Not really, I think when you make as bigger a change as we made in December, it just takes a while to roll all that stuff through you get the business right sized we also try to be thoughtful about how we predict that. The things that we thought were going to make the quarter higher did in fact occur we know that we had sales kick offs and a bunch of sort of expenses related to the period. But in general I mean teams done a good job of managing expenses, Fuad has been all over that along with the financing since he arrived. So it’s a good baseline and a good result.
Okay. And then just one last one working through the P&L here. I was surprised that the fully diluted share count was only 1 million shares greater going back to the December and March quarters we got certainly a bigger disparity between the basic and fully diluted count. Is that just due to share price or is there something I’m missing there?

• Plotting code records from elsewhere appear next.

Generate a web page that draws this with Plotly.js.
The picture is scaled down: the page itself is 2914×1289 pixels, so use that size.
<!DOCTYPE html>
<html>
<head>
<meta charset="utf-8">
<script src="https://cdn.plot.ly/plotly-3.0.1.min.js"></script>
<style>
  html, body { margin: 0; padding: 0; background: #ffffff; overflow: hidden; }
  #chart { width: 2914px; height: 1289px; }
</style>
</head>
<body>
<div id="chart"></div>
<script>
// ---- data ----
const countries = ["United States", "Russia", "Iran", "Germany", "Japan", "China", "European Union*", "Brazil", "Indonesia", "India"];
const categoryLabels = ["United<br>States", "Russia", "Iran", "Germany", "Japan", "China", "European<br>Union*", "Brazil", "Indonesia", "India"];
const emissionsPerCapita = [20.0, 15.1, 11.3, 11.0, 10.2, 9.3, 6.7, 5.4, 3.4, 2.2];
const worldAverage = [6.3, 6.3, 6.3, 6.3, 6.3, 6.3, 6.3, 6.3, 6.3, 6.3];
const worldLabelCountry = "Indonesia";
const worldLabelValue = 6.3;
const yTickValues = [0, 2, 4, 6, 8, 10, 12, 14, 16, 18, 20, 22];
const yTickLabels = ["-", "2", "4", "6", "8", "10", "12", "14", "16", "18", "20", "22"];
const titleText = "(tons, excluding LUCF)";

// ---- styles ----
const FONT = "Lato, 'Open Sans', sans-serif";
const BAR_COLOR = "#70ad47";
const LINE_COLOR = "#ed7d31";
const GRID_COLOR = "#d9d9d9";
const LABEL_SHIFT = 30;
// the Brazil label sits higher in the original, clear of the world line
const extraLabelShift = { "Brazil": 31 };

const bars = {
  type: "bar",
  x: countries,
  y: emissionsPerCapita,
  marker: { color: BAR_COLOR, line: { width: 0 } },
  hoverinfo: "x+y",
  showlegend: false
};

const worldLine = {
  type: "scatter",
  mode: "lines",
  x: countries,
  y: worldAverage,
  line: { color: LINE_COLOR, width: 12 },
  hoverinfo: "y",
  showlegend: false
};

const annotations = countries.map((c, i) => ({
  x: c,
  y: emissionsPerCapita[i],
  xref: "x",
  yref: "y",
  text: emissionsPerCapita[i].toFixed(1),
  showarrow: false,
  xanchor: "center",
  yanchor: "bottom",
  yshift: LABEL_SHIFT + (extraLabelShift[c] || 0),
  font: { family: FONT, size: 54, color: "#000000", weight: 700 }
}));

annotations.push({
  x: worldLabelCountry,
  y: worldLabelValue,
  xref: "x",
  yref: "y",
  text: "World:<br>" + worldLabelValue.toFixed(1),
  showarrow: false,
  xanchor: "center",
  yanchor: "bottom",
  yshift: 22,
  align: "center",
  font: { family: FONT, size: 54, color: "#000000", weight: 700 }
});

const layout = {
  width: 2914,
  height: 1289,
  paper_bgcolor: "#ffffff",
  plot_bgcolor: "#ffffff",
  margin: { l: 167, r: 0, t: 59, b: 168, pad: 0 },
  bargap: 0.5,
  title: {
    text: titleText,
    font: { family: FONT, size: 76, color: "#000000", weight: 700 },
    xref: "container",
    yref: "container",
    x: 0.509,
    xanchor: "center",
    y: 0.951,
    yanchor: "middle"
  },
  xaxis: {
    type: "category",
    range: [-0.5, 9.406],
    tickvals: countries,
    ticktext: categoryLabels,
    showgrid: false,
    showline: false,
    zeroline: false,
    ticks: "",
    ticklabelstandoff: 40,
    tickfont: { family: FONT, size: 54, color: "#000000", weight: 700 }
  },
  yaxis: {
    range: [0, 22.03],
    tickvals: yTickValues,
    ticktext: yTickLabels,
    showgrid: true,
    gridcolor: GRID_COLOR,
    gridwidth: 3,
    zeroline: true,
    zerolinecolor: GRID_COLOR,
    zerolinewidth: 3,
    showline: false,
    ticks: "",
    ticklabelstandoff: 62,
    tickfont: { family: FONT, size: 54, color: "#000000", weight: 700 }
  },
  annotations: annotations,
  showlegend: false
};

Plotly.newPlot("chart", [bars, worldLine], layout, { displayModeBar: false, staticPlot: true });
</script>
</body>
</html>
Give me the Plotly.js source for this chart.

No I think it’s Fuad, it’s more to do with just the accounting for it. If you have a loss or if you have a profit then a large profit then you are require to calculate total number of shares outstanding differently and that actually results in higher number of shares. So since our profit was -- non-GAAP profit wasn’t as big, that’s really is the contributor.
Shares from the convert don’t pop-in when we’re close to breakeven basically.
Okay. What’s the threshold?
It’s about $2.5 million to $3 million, I think is the profit yeah.
Okay. So we should be below that level again in September quarter then?
Hopefully we’re not, but that’s what we guided to, based on our guidance that would be the expectation yes.
Okay I guess that’s what I was saying, sorry I didn’t mean that.
I know you threw me a lob.
Alright well guys hey keep it up it’s nice to see a stabilization in the data protection side and obviously getting the upside trajectory on that large order for scale-out, lend some credence and some confidence on the growth going forward. So congrats on that, let’s keep it up thank you.
Yeah I don’t want to leave lost on people. I mean we’ve talked about this a long time and at different quarters you are able to demonstrate it. This is the most recent one. We have a very leveraged model. And so when the revenue especially on the data protection side is higher a lot of that flows throw. And that’s what we saw here.
Great thank you.
Thank you. And that does conclude our Q&A session for today. I would now like to turn the call back to management for any further remarks.
Great, well thanks for participating today. We had a significant number of you dialed in. We appreciate the support and we’ll talk to you in October when we report our September numbers. Thanks very much.
Ladies and gentlemen thank you for participating in today’s conference. This concludes today’s program. You may all disconnect. Everyone have a wonderful day.